## Stated goal
Print them exactly: the lines from the beginning of the entries below through the line that contains "(0,0) rectangle (558,409);", and only those, with the pictures left out.
● ● ● ● ● ● ●
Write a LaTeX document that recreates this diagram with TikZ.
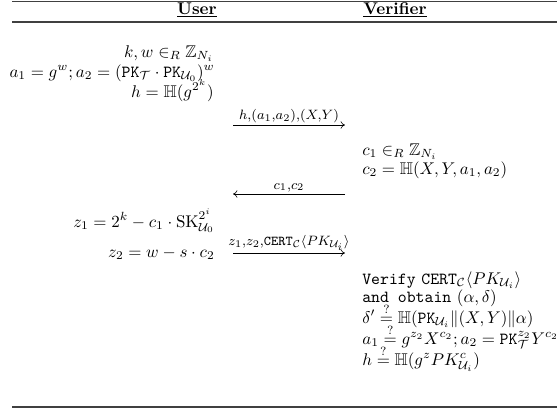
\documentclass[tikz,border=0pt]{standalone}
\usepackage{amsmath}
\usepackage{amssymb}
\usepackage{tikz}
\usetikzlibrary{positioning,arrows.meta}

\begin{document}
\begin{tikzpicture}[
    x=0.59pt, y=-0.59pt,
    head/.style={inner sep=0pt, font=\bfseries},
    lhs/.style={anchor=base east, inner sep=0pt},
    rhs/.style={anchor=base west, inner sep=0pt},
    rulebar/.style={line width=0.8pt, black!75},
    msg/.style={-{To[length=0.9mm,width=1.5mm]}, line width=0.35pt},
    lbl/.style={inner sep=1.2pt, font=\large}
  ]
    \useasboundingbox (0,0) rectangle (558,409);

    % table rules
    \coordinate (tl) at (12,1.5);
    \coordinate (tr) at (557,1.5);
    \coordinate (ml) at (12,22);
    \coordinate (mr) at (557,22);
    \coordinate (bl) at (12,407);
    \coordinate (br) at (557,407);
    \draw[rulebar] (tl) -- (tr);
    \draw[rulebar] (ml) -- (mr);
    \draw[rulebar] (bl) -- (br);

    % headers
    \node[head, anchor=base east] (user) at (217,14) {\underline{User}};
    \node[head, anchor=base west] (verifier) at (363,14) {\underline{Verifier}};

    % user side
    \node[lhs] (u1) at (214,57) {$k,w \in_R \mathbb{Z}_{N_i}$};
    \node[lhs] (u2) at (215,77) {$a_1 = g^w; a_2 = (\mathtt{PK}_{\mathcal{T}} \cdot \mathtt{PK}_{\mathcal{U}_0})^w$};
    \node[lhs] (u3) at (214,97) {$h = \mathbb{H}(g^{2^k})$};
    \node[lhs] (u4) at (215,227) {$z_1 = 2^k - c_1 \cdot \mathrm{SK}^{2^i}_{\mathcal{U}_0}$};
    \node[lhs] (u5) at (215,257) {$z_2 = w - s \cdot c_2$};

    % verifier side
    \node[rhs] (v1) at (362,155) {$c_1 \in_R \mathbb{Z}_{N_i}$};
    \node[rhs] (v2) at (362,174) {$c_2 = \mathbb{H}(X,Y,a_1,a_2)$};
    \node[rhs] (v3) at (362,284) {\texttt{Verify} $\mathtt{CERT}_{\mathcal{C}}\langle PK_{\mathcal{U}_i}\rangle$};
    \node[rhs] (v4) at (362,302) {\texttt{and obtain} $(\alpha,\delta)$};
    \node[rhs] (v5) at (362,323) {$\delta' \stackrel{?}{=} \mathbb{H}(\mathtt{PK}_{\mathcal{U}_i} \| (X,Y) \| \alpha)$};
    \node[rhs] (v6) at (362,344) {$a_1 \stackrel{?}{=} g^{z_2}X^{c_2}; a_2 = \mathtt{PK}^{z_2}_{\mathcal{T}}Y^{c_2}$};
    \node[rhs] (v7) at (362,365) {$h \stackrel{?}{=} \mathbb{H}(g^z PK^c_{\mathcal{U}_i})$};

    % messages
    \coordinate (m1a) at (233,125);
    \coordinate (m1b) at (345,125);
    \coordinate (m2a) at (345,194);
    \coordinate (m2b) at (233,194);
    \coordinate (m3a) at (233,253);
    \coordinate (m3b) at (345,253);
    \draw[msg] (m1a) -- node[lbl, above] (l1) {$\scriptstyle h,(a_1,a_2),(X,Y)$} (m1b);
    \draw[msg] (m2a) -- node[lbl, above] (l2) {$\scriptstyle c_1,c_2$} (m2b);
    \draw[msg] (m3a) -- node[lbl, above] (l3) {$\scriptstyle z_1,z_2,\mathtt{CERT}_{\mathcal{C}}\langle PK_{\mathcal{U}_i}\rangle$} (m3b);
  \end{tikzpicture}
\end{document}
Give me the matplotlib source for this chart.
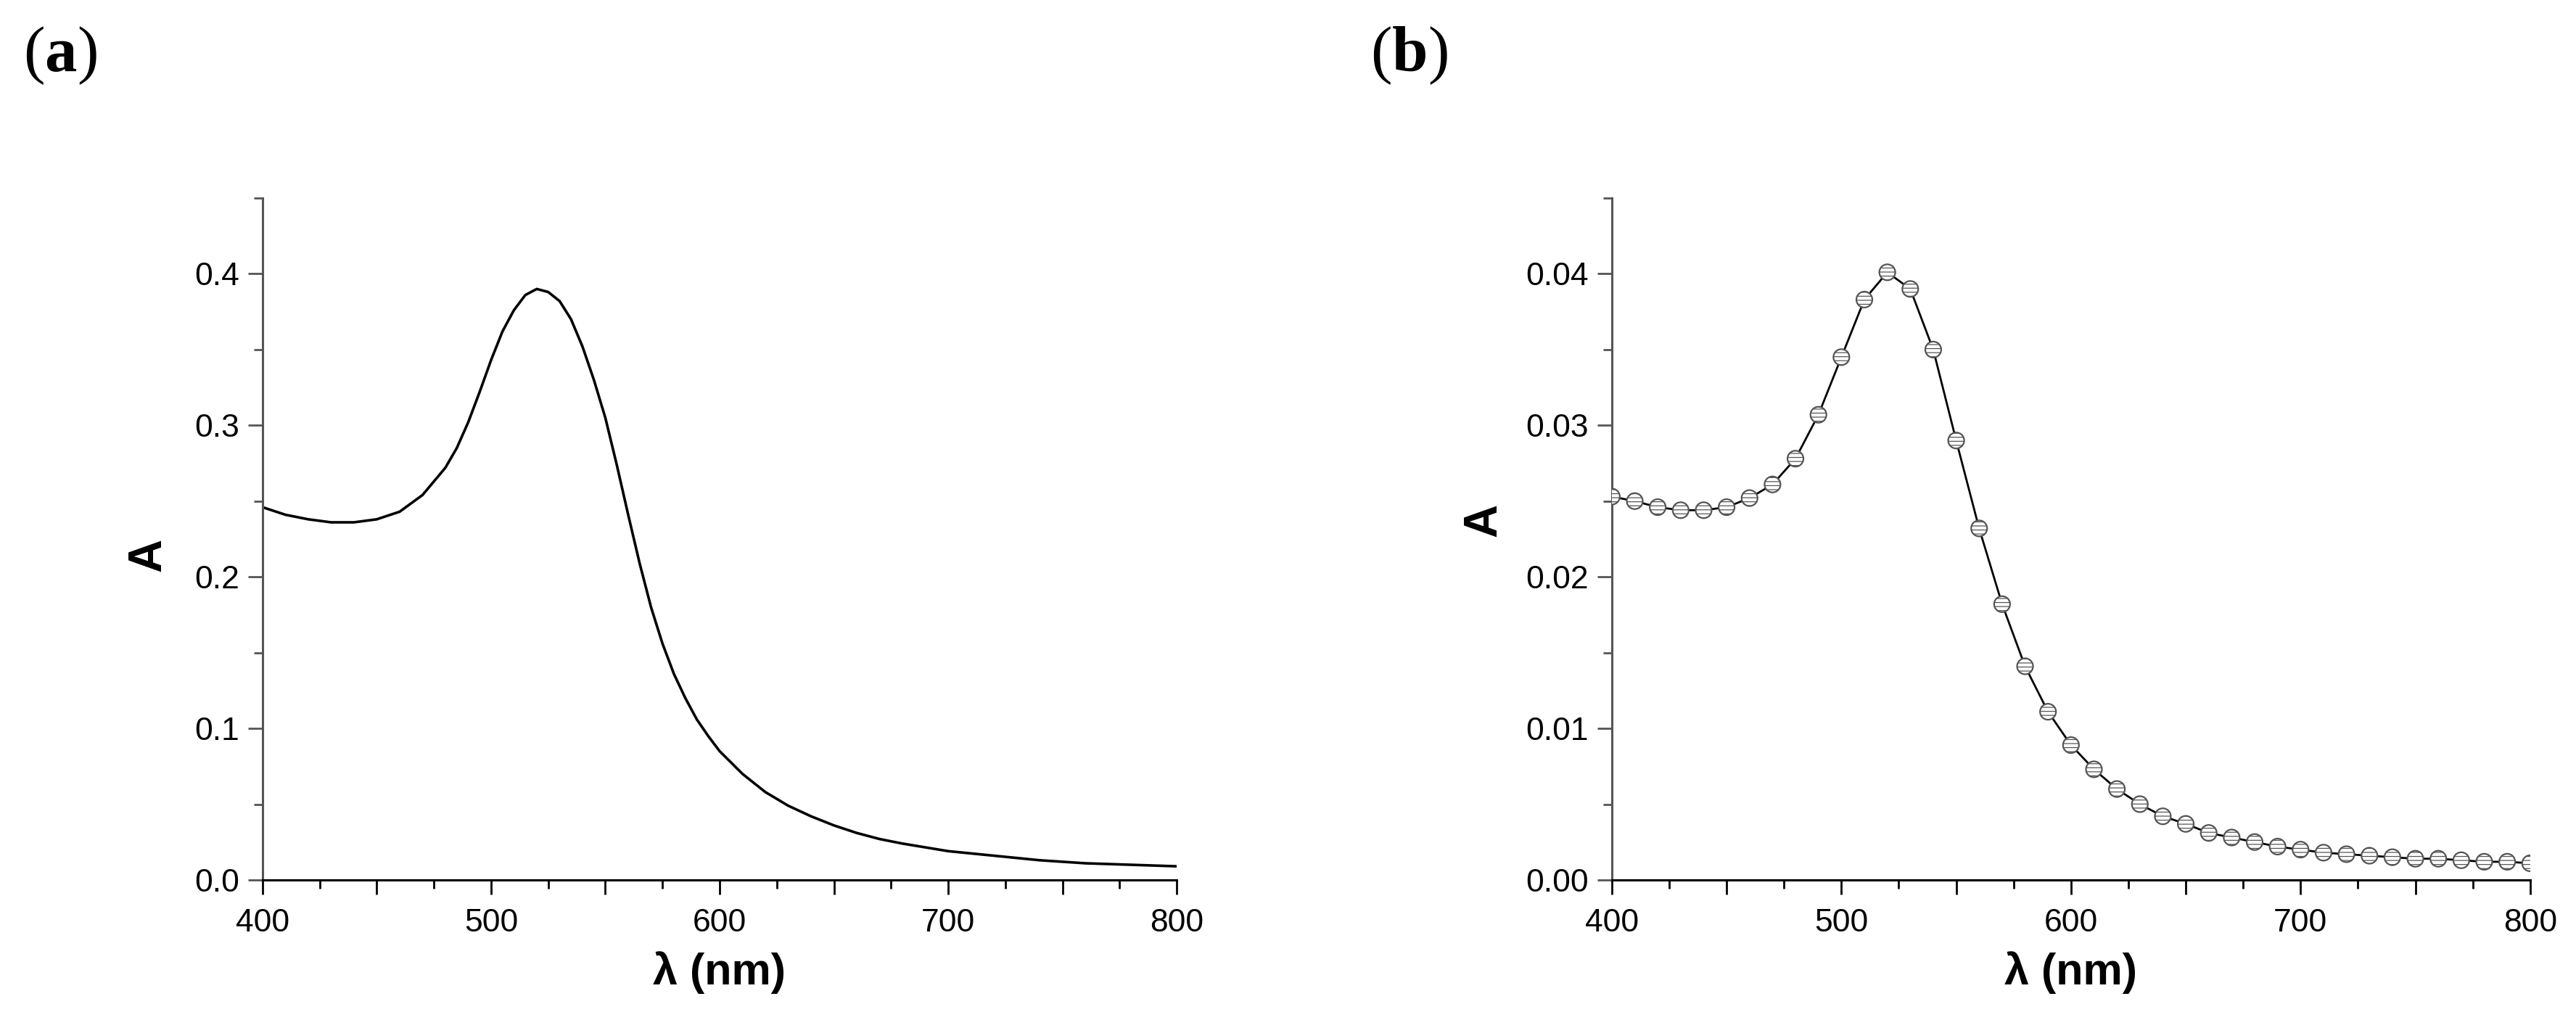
● ● ● ● ● ● ●
## Correct answer
Write a LaTeX document that recreates this diagram with TikZ.
\documentclass[tikz,border=0pt]{standalone}
\usepackage{amsmath}
\usepackage{amssymb}
\usepackage{tikz}
\usetikzlibrary{positioning,arrows.meta}

\begin{document}
\begin{tikzpicture}[
    x=0.59pt, y=-0.59pt,
    head/.style={inner sep=0pt, font=\bfseries},
    lhs/.style={anchor=base east, inner sep=0pt},
    rhs/.style={anchor=base west, inner sep=0pt},
    rulebar/.style={line width=0.8pt, black!75},
    msg/.style={-{To[length=0.9mm,width=1.5mm]}, line width=0.35pt},
    lbl/.style={inner sep=1.2pt, font=\large}
  ]
    \useasboundingbox (0,0) rectangle (558,409);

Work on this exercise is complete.